AN “OPTIMAL” SOLUTION OF SAINT-VENANT’S FLEXURE PROBLEM FOR A CIRCULAR CYLINDER

摘要

In a recent paper Sternberg and Knowles established certain mini-mum strain-energy properties of Saint-Venant's solutions to the relaxed Saint-Venant problem for an elastic cylinder. They proved that Saint-Venant's solutions for the case of extension, pure bending, and torsion are uniquely distinguished, among all solutions to the appropriate relaxed problem that correspond to a fixed resultant load and to point wise vanishing shearing or normal terminal tractions, by the fact that they minimize the total strain energy. In the same paper Saint-Venant's solution for the case of bending by transverse terminal loads was shown to be no longer optimal in the foregoing sense and the optimal flexure solution was characterized implicitly as the solution to a mixed-mixed boundary-value problem for the cylinder in question.
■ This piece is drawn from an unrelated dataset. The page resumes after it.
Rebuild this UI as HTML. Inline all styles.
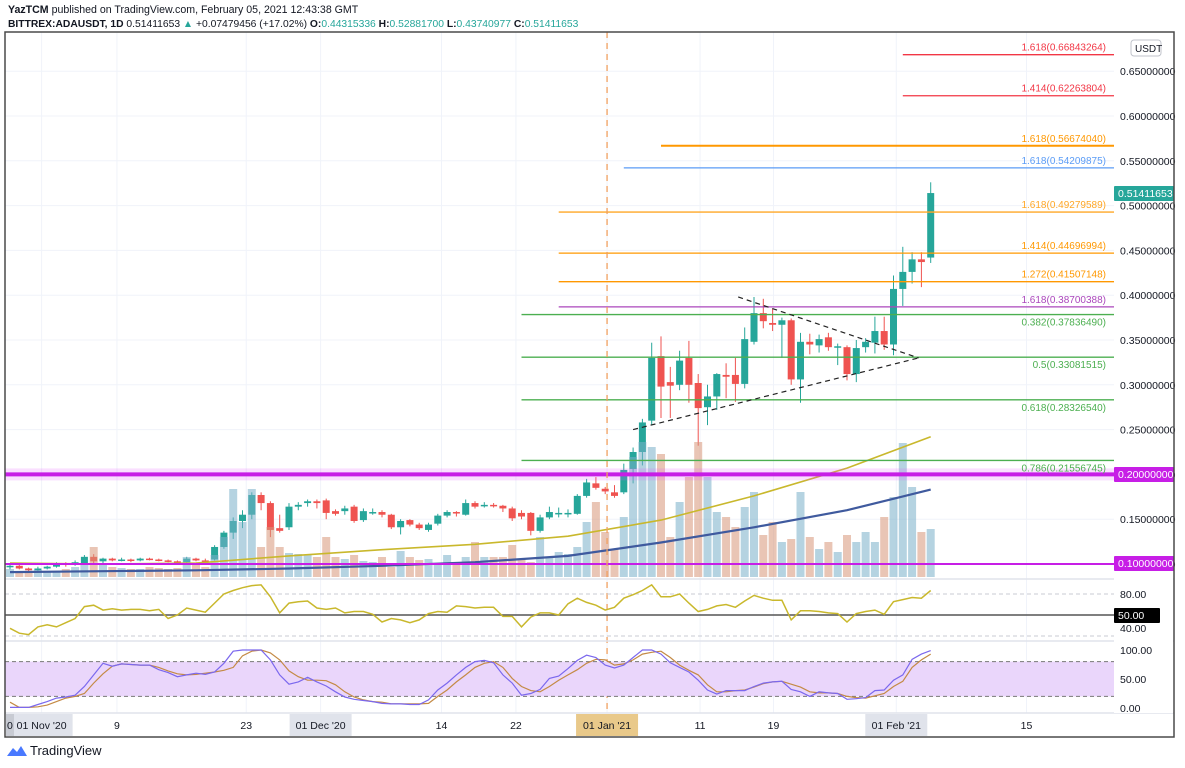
<!DOCTYPE html>
<html><head><meta charset="utf-8">
<style>
html,body{margin:0;padding:0;background:#fff;}
body{width:1185px;height:768px;overflow:hidden;font-family:"Liberation Sans",sans-serif;}
#hdr1{position:absolute;left:8px;top:4px;font-size:10.6px;color:#131722;}
#hdr2{position:absolute;left:8px;top:19px;font-size:10.3px;color:#131722;}
.t{color:#26a69a}
#logo{position:absolute;left:6px;top:743px;font-size:13px;color:#131722;display:flex;align-items:center;gap:2px;}
svg{position:absolute;left:0;top:0;}
</style></head><body>
<div id="hdr1"><b>YazTCM</b> published on TradingView.com, February 05, 2021 12:43:38 GMT</div>
<div id="hdr2"><b>BITTREX:ADAUSDT, 1D</b> 0.51411653 <span class="t">▲</span> +0.07479456 (+17.02%) <b>O:</b><span class="t">0.44315336</span> <b>H:</b><span class="t">0.52881700</span> <b>L:</b><span class="t">0.43740977</span> <b>C:</b><span class="t">0.51411653</span></div>
<svg id="chart" width="1185" height="768"></svg>
<div id="logo"><svg style="position:static" width="22" height="14" viewBox="0 0 22 14"><path d="M1 12 L7 4 L11 8 L15 2 L21 12 Z" fill="#2962ff" opacity="0.85"/></svg>TradingView</div>
<script>
const opens=[.097,.098,.095,.093,.095,.097,.101,.099,.100,.108,.103,.106,.104,.105,.104,.106,.105,.104,.103,.102,.106,.104,.105,.119,.135,.148,.155,.177,.168,.140,.141,.164,.168,.170,.171,.159,.159,.164,.149,.158,.158,.155,.141,.149,.144,.138,.145,.154,.158,.155,.168,.165,.166,.165,.162,.157,.157,.137,.152,.157,.156,.156,.176,.190,.184,.180,.180,.206,.225,.260,.332,.303,.300,.330,.302,.275,.287,.311,.311,.301,.348,.380,.369,.367,.372,.306,.348,.344,.353,.343,.342,.312,.342,.347,.360,.345,.407,.426,.440,.442];
const highs=[.099,.099,.096,.097,.098,.102,.102,.104,.110,.111,.107,.107,.107,.106,.107,.107,.106,.105,.104,.108,.107,.106,.121,.137,.152,.160,.180,.180,.170,.155,.168,.169,.172,.172,.173,.161,.165,.166,.162,.162,.160,.156,.150,.150,.146,.146,.156,.160,.159,.172,.170,.169,.168,.166,.164,.160,.158,.155,.164,.163,.161,.178,.195,.197,.186,.188,.212,.230,.262,.347,.354,.320,.338,.349,.312,.300,.313,.324,.330,.364,.398,.396,.385,.375,.374,.358,.357,.356,.358,.346,.344,.350,.352,.376,.376,.422,.454,.448,.448,.526];
const lows=[.094,.094,.092,.092,.094,.096,.097,.098,.099,.101,.101,.103,.103,.102,.103,.104,.103,.102,.101,.101,.103,.102,.104,.117,.128,.140,.150,.160,.130,.135,.138,.160,.164,.162,.150,.154,.155,.146,.147,.155,.152,.139,.133,.142,.138,.136,.143,.152,.153,.154,.162,.163,.163,.158,.148,.150,.132,.135,.150,.152,.152,.155,.174,.183,.178,.174,.178,.190,.210,.255,.263,.263,.294,.280,.232,.255,.272,.285,.281,.296,.345,.363,.360,.330,.300,.280,.334,.336,.338,.322,.305,.303,.336,.335,.339,.333,.388,.413,.409,.436];
const closes=[.098,.095,.093,.095,.097,.101,.099,.102,.108,.103,.106,.104,.105,.104,.106,.105,.104,.103,.102,.106,.104,.103,.119,.135,.148,.155,.177,.168,.138,.137,.164,.166,.170,.168,.157,.156,.162,.148,.159,.158,.155,.141,.148,.144,.140,.144,.154,.158,.157,.168,.164,.166,.165,.162,.151,.153,.137,.152,.158,.157,.157,.176,.191,.185,.181,.176,.205,.225,.258,.330,.298,.299,.327,.300,.274,.287,.312,.309,.301,.351,.380,.371,.367,.372,.306,.348,.345,.351,.342,.343,.312,.341,.348,.360,.345,.407,.426,.440,.437,.514];
const volumes=[8,6,5,7,6,5,8,10,12,30,14,10,9,8,8,10,9,8,9,20,12,10,22,40,88,55,88,30,50,30,24,23,22,20,40,20,18,22,16,15,20,10,26,20,17,18,12,22,15,20,35,20,20,20,32,18,15,40,20,25,23,30,55,75,45,28,60,120,135,130,123,40,75,100,135,100,65,60,50,70,85,42,55,35,38,85,40,28,35,25,42,35,45,35,60,80,134,90,45,48];
const rsiValues=[31,24,22,33,36,33,39,45,62,64,57,59,57,58,58,56,58,45,50,60,57,54,67,80,85,89,92,93,76,53,67,69,70,60,58,60,53,55,55,51,40,45,43,39,43,52,55,54,63,62,60,61,61,48,48,33,47,53,53,50,66,74,68,64,57,61,74,79,85,93,76,76,80,67,55,58,63,65,61,70,78,74,71,71,43,56,56,55,53,52,40,52,55,57,51,69,72,75,74,85];
const stochK=[1,1,1,6,11,17,19,22,37,57,77,72,76,75,74,74,66,61,54,57,60,58,62,77,98,100,100,100,83,57,41,45,53,45,38,28,19,15,13,11,8,7,7,6,6,14,31,43,57,70,80,82,78,57,43,22,25,32,51,55,68,82,91,87,74,69,74,87,100,100,93,78,70,62,48,31,24,30,30,30,37,43,45,46,32,28,20,28,26,25,15,16,18,30,31,48,57,84,93,99];
const stochD=[10,1,1,2,5,11,17,20,25,43,59,72,76,75,74,74,70,64,59,57,58,60,62,65,70,90,98,100,95,83,64,54,48,48,47,40,28,19,14,11,10,7,7,7,7,8,20,31,45,57,70,77,80,70,51,37,30,28,37,48,57,66,77,84,83,74,76,83,93,96,98,87,74,65,57,40,28,28,30,31,36,42,45,46,41,36,28,26,26,25,20,18,17,21,25,37,46,70,83,93];
const maFast=[.101,.100,.101,.109,.116,.122,.131,.149,.176,.207,.242];
const maSlow=[.091,.092,.093,.095,.098,.102,.109,.124,.141,.160,.183];
const maStep=[0,10,20,30,40,50,60,70,80,90,99];
const fibValues=[0.66843264,0.62263804,0.56674040,0.54209875,0.49279589,0.44696994,0.41507148,0.38700388,0.37836490,0.33081515,0.28326540,0.21556745];
const fibRatios=["1.618","1.414","1.618","1.618","1.618","1.414","1.272","1.618","0.382","0.5","0.618","0.786"];
const fibColors=["#f23645","#f23645","#ff9800","#5b9cf6","#ffa726","#ff9800","#ff9800","#ab47bc","#4caf50","#4caf50","#4caf50","#4caf50"];
const fibLabelBelow=[0,0,0,0,0,0,0,0,1,1,1,1];
const fibStartIdx=[96,96,70,66,59,59,59,59,55,55,55,55];
const priceTicks=[0.65,0.60,0.55,0.50,0.45,0.40,0.35,0.30,0.25,0.20,0.15,0.10];
const timeLabels=["01 Nov '20","9","23","01 Dec '20","14","22","01 Jan '21","11","19","01 Feb '21","15"];
const timeLabelIdx=[3.4,11.5,25.4,33.4,46.4,54.4,64.2,74.2,82.1,95.3,109.3];

const NS="http://www.w3.org/2000/svg";
const svg=document.getElementById('chart');
function el(tag,attrs,parent){const e=document.createElementNS(NS,tag);for(const k in attrs)e.setAttribute(k,attrs[k]);(parent||svg).appendChild(e);return e;}
const X=i=>10+i*9.3;
const Y=p=>564-(p-0.10)*896;
const RY=v=>615-(v-50)*0.7;
const SY=v=>708-v*0.58;
const VY=v=>577-v;
const R=1114;

priceTicks.forEach(p=>{const g=el('line',{x1:5,x2:R,y1:Y(p),y2:Y(p),stroke:'#f0f3fa','stroke-width':1});

});
timeLabelIdx.forEach(i=>{const g=el('line',{x1:X(i),x2:X(i),y1:32,y2:713,stroke:'#f0f3fa','stroke-width':1});

});

const gc=el('g',{});


closes.forEach((c,i)=>{const o=opens[i];const up=c>=o;const col=up?'#26a69a':'#ef5350';const x=X(i);
 const w=el('line',{x1:x,x2:x,y1:Y(highs[i]),y2:Y(lows[i]),stroke:col,'stroke-width':1},gc);
 
 
 const top=Y(Math.max(o,c)),bot=Y(Math.min(o,c));
 const b=el('rect',{x:x-3.5,y:top,width:7,height:Math.max(1.5,bot-top),fill:col},gc);
 
 
});
const gv=el('g',{});


volumes.forEach((v,i)=>{const up=closes[i]>=opens[i];
 const r=el('rect',{x:X(i)-4,y:VY(v),width:8,height:v,fill:up?'rgba(120,175,200,0.55)':'rgba(215,150,120,0.55)'},gv);
 
 
});
function maPath(arr){return arr.map((v,k)=>(k?'L':'M')+X(maStep[k]).toFixed(1)+' '+Y(v).toFixed(1)).join(' ');}
const m1=el('path',{d:maPath(maFast),fill:'none',stroke:'#c9b82c','stroke-width':1.6});


const m2=el('path',{d:maPath(maSlow),fill:'none',stroke:'#3f5a9e','stroke-width':2.2});



const band=el('rect',{x:5,y:Y(0.20)-6,width:R-5,height:12,fill:'rgba(230,80,255,0.18)'});


const l20=el('line',{x1:5,x2:R,y1:Y(0.20),y2:Y(0.20),stroke:'#c71ee6','stroke-width':4});


const l10=el('line',{x1:5,x2:R,y1:Y(0.10),y2:Y(0.10),stroke:'#c71ee6','stroke-width':2});



fibValues.forEach((v,k)=>{const y=Y(v);
 const ln=el('line',{x1:X(fibStartIdx[k]),x2:R,y1:y,y2:y,stroke:fibColors[k],'stroke-width':k==2?2:1.3});
 
 
 const t=el('text',{x:1106,y:fibLabelBelow[k]?y+11:y-4,'text-anchor':'end','font-size':10,fill:fibColors[k]});
 t.textContent=fibRatios[k]+'('+v.toFixed(8)+')';
 
 
});

const t1=el('line',{x1:X(78.3),y1:Y(0.398),x2:X(97.7),y2:Y(0.330),stroke:'#222','stroke-width':1.2,'stroke-dasharray':'5,4'});


const t2=el('line',{x1:X(67),y1:Y(0.250),x2:X(97.7),y2:Y(0.330),stroke:'#222','stroke-width':1.2,'stroke-dasharray':'5,4'});



const jl=el('line',{x1:X(64.2),x2:X(64.2),y1:32,y2:713,stroke:'#f0a060','stroke-width':1.3,'stroke-dasharray':'6,5'});



[579,641,713].forEach(y=>{const s=el('line',{x1:5,x2:1174,y1:y,y2:y,stroke:'#e0e3eb','stroke-width':1.5});

});

[80,20].forEach(v=>{const d=el('line',{x1:5,x2:R,y1:RY(v),y2:RY(v),stroke:'#c8cbd3','stroke-dasharray':'4,3'});

});
const r50=el('line',{x1:5,x2:R,y1:RY(50),y2:RY(50),stroke:'#555','stroke-width':1.5});


const rp=el('polyline',{points:rsiValues.map((v,i)=>X(i).toFixed(1)+','+RY(v).toFixed(1)).join(' '),fill:'none',stroke:'#c9b82c','stroke-width':1.5});



const sf=el('rect',{x:5,y:SY(80),width:R-5,height:SY(20)-SY(80),fill:'#ead6fb'});


[80,20].forEach(v=>{const d=el('line',{x1:5,x2:R,y1:SY(v),y2:SY(v),stroke:'#777','stroke-dasharray':'4,3'});

});
const sd=el('polyline',{points:stochD.map((v,i)=>X(i).toFixed(1)+','+SY(v).toFixed(1)).join(' '),fill:'none',stroke:'#c48a45','stroke-width':1.2});


const sk=el('polyline',{points:stochK.map((v,i)=>X(i).toFixed(1)+','+SY(v).toFixed(1)).join(' '),fill:'none',stroke:'#7b68ee','stroke-width':1.2});



const ax=el('rect',{x:R,y:33,width:59,height:680,fill:'#fff'});


priceTicks.forEach(p=>{const t=el('text',{x:1120,y:Y(p)+4,'font-size':10.5,fill:'#131722'});
t.textContent=p.toFixed(8);

});
function box(x,y,w,h,bg,txt,fg,name){const b=el('rect',{x:x,y:y,width:w,height:h,fill:bg,rx:1});


const t=el('text',{x:x+4,y:y+h-4,'font-size':10.5,fill:fg});t.textContent=txt;

}
const ub=el('rect',{x:1131,y:40,width:30,height:16,fill:'#fff',stroke:'#c0c3cb',rx:3});


const ut=el('text',{x:1135,y:52,'font-size':10,fill:'#131722'});ut.textContent='USDT';


box(1114,186,60,15,'#26a69a','0.51411653','#fff','last-price-label');
box(1114,467,60,15,'#c71ee6','0.20000000','#fff','level-0-20-axis-label');
box(1114,556,60,15,'#c71ee6','0.10000000','#fff','level-0-10-axis-label');
const rl=[["80.00",RY(80)],["40.00",RY(40)+6],["100.00",SY(100)],["50.00",SY(50)],["0.00",SY(0)]];
rl.forEach(a=>{const t=el('text',{x:1120,y:a[1]+4,'font-size':10.5,fill:'#131722'});t.textContent=a[0];

});
box(1114,608,46,15,'#000','50.00','#fff','rsi-50-label');

timeLabels.forEach((s,k)=>{const x=X(timeLabelIdx[k]);const big=s.length>3;
 if(big){const w=s.length*5.4+8;const bg=s.indexOf('Jan')>=0?'#e9c98a':'#e0e3eb';
  const b=el('rect',{x:x-w/2,y:714,width:w,height:22,fill:bg});
  
  }
 const t=el('text',{x:x,y:729,'font-size':10.5,fill:'#131722','text-anchor':'middle'});t.textContent=s;
 
 });
const zb=el('rect',{x:6,y:714,width:8,height:22,fill:'#c8cbd3'});


const zt=el('text',{x:7,y:729,'font-size':10.5,fill:'#131722'});zt.textContent='0';



const fr=el('rect',{x:5,y:32,width:1169,height:705,fill:'none',stroke:'#4a4a4a','stroke-width':1.5});


</script>
</body></html>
In the present investigation this optimal flexure solution is determined explicitly for a circular cylinder by means of the Papkovich-Neuber stress functions. The results obtained, which are in infinite-series form, are evaluated numerically and compared with the analogous results of Saint-Venant. The solution deduced here also supplies a quantitative illustration of Saint-Venant's principle.